As Gregg Suzanne Ferguson explains in the 2019 Teaching Tolerance article “Black Students and Educators at Confederate-Named Schools,” these names function as symbolic violence. They undermine the work educators do to help create inclusive environments and unite school communities around common moral values.
To ignore the pain Confederate names bring students, particularly Black students, is to trivialize the terror inflicted on their ancestors and to continue the dehumanization and lack of regard for the dignity of Black people.
“I think I’m at a point where I don’t feel like we should have to argue a point of why this is wrong,” Blair says, “and we should definitely not have to pressure anyone to do the right thing. And the right thing is to denounce the white supremacy that this country was built on.”
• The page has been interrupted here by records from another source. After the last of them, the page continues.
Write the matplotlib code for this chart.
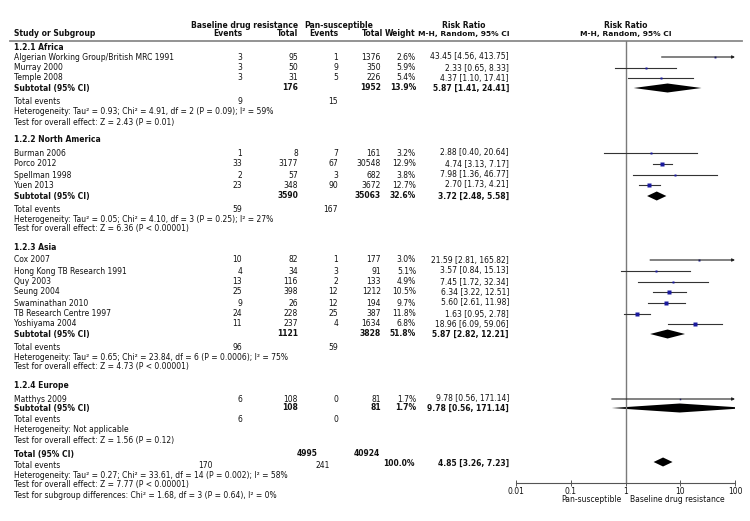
import matplotlib
matplotlib.use("Agg")
import matplotlib.pyplot as plt

# ---- data ----
group_names = ["1.2.1 Africa", "1.2.2 North America", "1.2.3 Asia", "1.2.4 Europe"]

study_names = ["Algerian Working Group/British MRC 1991", "Murray 2000", "Temple 2008",
               "Burman 2006", "Porco 2012", "Spellman 1998", "Yuen 2013",
               "Cox 2007", "Hong Kong TB Research 1991", "Quy 2003", "Seung 2004",
               "Swaminathan 2010", "TB Research Centre 1997", "Yoshiyama 2004",
               "Matthys 2009"]
study_group = [0, 0, 0, 1, 1, 1, 1, 2, 2, 2, 2, 2, 2, 2, 3]
ev_res = [3, 3, 3, 1, 33, 2, 23, 10, 4, 13, 25, 9, 24, 11, 6]
tot_res = [95, 50, 31, 8, 3177, 57, 348, 82, 34, 116, 398, 26, 228, 237, 108]
ev_pan = [1, 9, 5, 7, 67, 3, 90, 1, 3, 2, 12, 12, 25, 4, 0]
tot_pan = [1376, 350, 226, 161, 30548, 682, 3672, 177, 91, 133, 1212, 194, 387, 1634, 81]
weight = [2.6, 5.9, 5.4, 3.2, 12.9, 3.8, 12.7, 3.0, 5.1, 4.9, 10.5, 9.7, 11.8, 6.8, 1.7]
rr = [43.45, 2.33, 4.37, 2.88, 4.74, 7.98, 2.70, 21.59, 3.57, 7.45, 6.34, 5.60, 1.63, 18.96, 9.78]
rr_lo = [4.56, 0.65, 1.10, 0.40, 3.13, 1.36, 1.73, 2.81, 0.84, 1.72, 3.22, 2.61, 0.95, 6.09, 0.56]
rr_hi = [413.75, 8.33, 17.41, 20.64, 7.17, 46.77, 4.21, 165.82, 15.13, 32.34, 12.51, 11.98, 2.78, 59.06, 171.14]

sub_tot_res = [176, 3590, 1121, 108]
sub_tot_pan = [1952, 35063, 3828, 81]
sub_weight = [13.9, 32.6, 51.8, 1.7]
sub_rr = [5.87, 3.72, 5.87, 9.78]
sub_lo = [1.41, 2.48, 2.82, 0.56]
sub_hi = [24.41, 5.58, 12.21, 171.14]
sub_ev_res = [9, 59, 96, 6]
sub_ev_pan = [15, 167, 59, 0]
sub_het = ["Heterogeneity: Tau² = 0.93; Chi² = 4.91, df = 2 (P = 0.09); I² = 59%",
           "Heterogeneity: Tau² = 0.05; Chi² = 4.10, df = 3 (P = 0.25); I² = 27%",
           "Heterogeneity: Tau² = 0.65; Chi² = 23.84, df = 6 (P = 0.0006); I² = 75%",
           "Heterogeneity: Not applicable"]
sub_test = ["Test for overall effect: Z = 2.43 (P = 0.01)",
            "Test for overall effect: Z = 6.36 (P < 0.00001)",
            "Test for overall effect: Z = 4.73 (P < 0.00001)",
            "Test for overall effect: Z = 1.56 (P = 0.12)"]

total_res, total_pan, total_weight = 4995, 40924, 100.0
total_rr, total_lo, total_hi = 4.85, 3.26, 7.23
total_ev_res, total_ev_pan = 170, 241
total_het = "Heterogeneity: Tau² = 0.27; Chi² = 33.61, df = 14 (P = 0.002); I² = 58%"
total_test = "Test for overall effect: Z = 7.77 (P < 0.00001)"
subgroup_test = "Test for subgroup differences: Chi² = 1.68, df = 3 (P = 0.64), I² = 0%"

# ---- layout (pixel rows) ----
y_header = [47, 140, 247, 386]
y_study = [57, 68, 78, 153, 164, 175, 185, 260, 271, 282, 292, 303, 314, 324, 399]
y_sub = [88, 196, 334, 408]
y_te = [101, 209, 347, 420]
y_het = [111, 219, 357, 430]
y_test = [122, 229, 367, 440]

FS = 5.5
TXT = "#111111"
plt.rcParams["font.family"] = ["DejaVu Sans"]

fig = plt.figure(figsize=(7.5, 5.21), dpi=100)
bg = fig.add_axes([0, 0, 1, 1])
bg.set_xlim(0, 750)
bg.set_ylim(521, 0)
bg.axis("off")

X_LEFT, X_EVR, X_TOTR, X_EVP, X_TOTP, X_W, X_RR = 14, 242, 298, 338, 381, 416, 509


def t(x, y, s, ha="left", bold=False, fs=FS):
    bg.text(x, y, s, ha=ha, va="center", fontsize=fs, color=TXT,
            fontweight="bold" if bold else "normal")


def ci(lo, est, hi):
    return f"{est:.2f} [{lo:.2f}, {hi:.2f}]"


# header
t(298, 25, "Baseline drug resistance", "right", True)
t(339, 25, "Pan-susceptible", "center", True)
t(464, 25, "Risk Ratio", "center", True)
t(626, 25, "Risk Ratio", "center", True)
t(X_LEFT, 34, "Study or Subgroup", bold=True)
t(X_EVR, 34, "Events", "right", True)
t(X_TOTR, 34, "Total", "right", True)
t(X_EVP, 34, "Events", "right", True)
t(383, 34, "Total", "right", True)
t(415, 34, "Weight", "right", True)
t(510, 34, "M-H, Random, 95% CI", "right", True, fs=5.4)
t(626, 34, "M-H, Random, 95% CI", "center", True, fs=5.4)
bg.plot([10, 742], [41, 41], color="#8a8a8a", lw=1.3)

# forest axes
fx0, fx1, fy0, fy1 = 516, 735, 41, 483
ax = fig.add_axes([fx0 / 750, 1 - fy1 / 521, (fx1 - fx0) / 750, (fy1 - fy0) / 521])
ax.set_xscale("log")
ax.set_xlim(0.01, 100)
ax.set_ylim(fy1, fy0)
ax.patch.set_visible(False)
for s in ["top", "left", "right"]:
    ax.spines[s].set_visible(False)
ax.spines["bottom"].set_color("#555555")
ax.spines["bottom"].set_linewidth(0.8)
ax.set_yticks([])
ax.set_xticks([0.01, 0.1, 1, 10, 100])
ax.set_xticklabels(["0.01", "0.1", "1", "10", "100"])
ax.minorticks_off()
ax.tick_params(axis="x", direction="inout", length=4, width=0.7, color="#555555",
               labelsize=FS, labelcolor=TXT, pad=1)
ax.axvline(1, color="#7a7a7a", lw=1.0)


def diamond(lo, est, hi, y, h=4.5):
    ax.fill([lo, est, hi, est], [y, y - h, y, y + h], color="black", lw=0)


def ci_line(lo, est, hi, y, w):
    if hi > 100:
        ax.annotate("", xy=(100, y), xytext=(lo, y),
                    arrowprops=dict(arrowstyle="-|>", lw=0.8, color="#222222",
                                    mutation_scale=4, shrinkA=0, shrinkB=0))
    else:
        ax.plot([lo, hi], [y, y], color="#333333", lw=0.8)
    ax.plot([est], [y], marker="s", ms=0.85 * w ** 0.5, color="#1a1a9e", mec="none")


for g, name in enumerate(group_names):
    t(X_LEFT, y_header[g], name, bold=True)
    for i, sg in enumerate(study_group):
        if sg != g:
            continue
        y = y_study[i]
        t(X_LEFT, y, study_names[i])
        t(X_EVR, y, str(ev_res[i]), "right")
        t(X_TOTR, y, str(tot_res[i]), "right")
        t(X_EVP, y, str(ev_pan[i]), "right")
        t(X_TOTP, y, str(tot_pan[i]), "right")
        t(X_W, y, f"{weight[i]:.1f}%", "right")
        t(X_RR, y, ci(rr_lo[i], rr[i], rr_hi[i]), "right")
        ci_line(rr_lo[i], rr[i], rr_hi[i], y, weight[i])
    y = y_sub[g]
    t(X_LEFT, y, "Subtotal (95% CI)", bold=True)
    t(X_TOTR, y, str(sub_tot_res[g]), "right", True)
    t(X_TOTP, y, str(sub_tot_pan[g]), "right", True)
    t(X_W, y, f"{sub_weight[g]:.1f}%", "right", True)
    t(X_RR, y, ci(sub_lo[g], sub_rr[g], sub_hi[g]), "right", True)
    diamond(sub_lo[g], sub_rr[g], sub_hi[g], y)
    t(X_LEFT, y_te[g], "Total events")
    t(X_EVR, y_te[g], str(sub_ev_res[g]), "right")
    t(X_EVP, y_te[g], str(sub_ev_pan[g]), "right")
    t(X_LEFT, y_het[g], sub_het[g])
    t(X_LEFT, y_test[g], sub_test[g])

# overall
t(X_LEFT, 454, "Total (95% CI)", bold=True)
t(318, 454, str(total_res), "right", True)
t(380, 454, str(total_pan), "right", True)
t(415, 463, f"{total_weight:.1f}%", "right", True)
t(X_RR, 463, ci(total_lo, total_rr, total_hi), "right", True)
diamond(total_lo, total_rr, total_hi, 462)
t(X_LEFT, 466, "Total events")
t(213, 466, str(total_ev_res), "right")
t(330, 466, str(total_ev_pan), "right")
t(X_LEFT, 475, total_het)
t(X_LEFT, 485, total_test)
t(X_LEFT, 495, subgroup_test)

t(622, 500, "Pan-susceptible", "right")
t(630, 500, "Baseline drug resistance", "left")

fig.savefig("out.png", dpi=100)
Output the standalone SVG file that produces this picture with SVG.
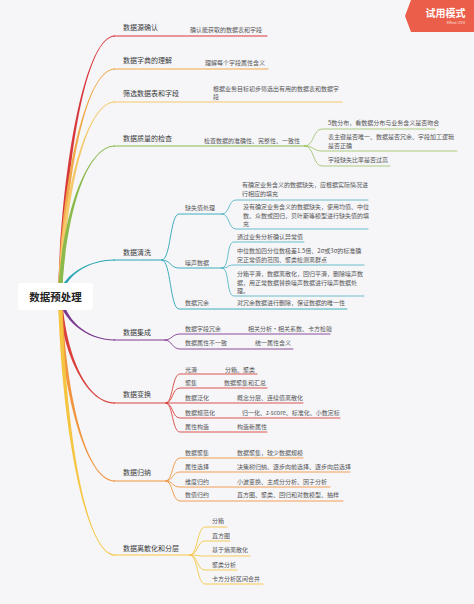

Removing a Confederate name from a school name is more than symbolic. A Confederate name on a building does what the Lost Cause narrative designed it to do: remind people that a racial hierarchy reigns in this country. It’s critical that educators have conversations with students about their education, which should include how they’re taught history and their feelings about Confederate names and symbols.
“I want [students] to be mindful of those who will attempt to steal their voice, those who will attempt to make them feel like they don’t matter and what they’re doing doesn’t matter,” Blair says.
What to Tackle Next
Activists are optimistic that ridding their schools of Confederate icons will lead the way to addressing systemic problems.
They all name discipline disparities as a key focus to tackle next. Trude, for example, pointed out that white students, such as the ones who sent threats to her online, weren’t treated the same as Black students, who are punished for lesser offenses.
Kimberly and Kadija note that there is a lot of work to be done around anti-Black racism. While they recognize the need to make school safe and inclusive for everyone, they also feel there should be more intentional efforts to make learning equitable for Black students.
“They have a fear that if we elevate one voice, that they’re not elevating other voices,” Kimberly says of school administrators. “They were afraid to talk about specifically Black people. … They liked to use the word ‘all’ a lot. … I’m like, ‘But why don’t we talk about Black students?’ I talked a lot about Black students and how we’ve got to say certain words. Specifically, right now, Black lives are being targeted.”
Any advocacy for change isn’t just for right now, the young activists say. They realize they might not see the fruits of their labor for years to come.
“I’m hoping I do, but we may not see it,” Blair says. “But others coming behind us will get a taste of it, and they deserve it more than anything.”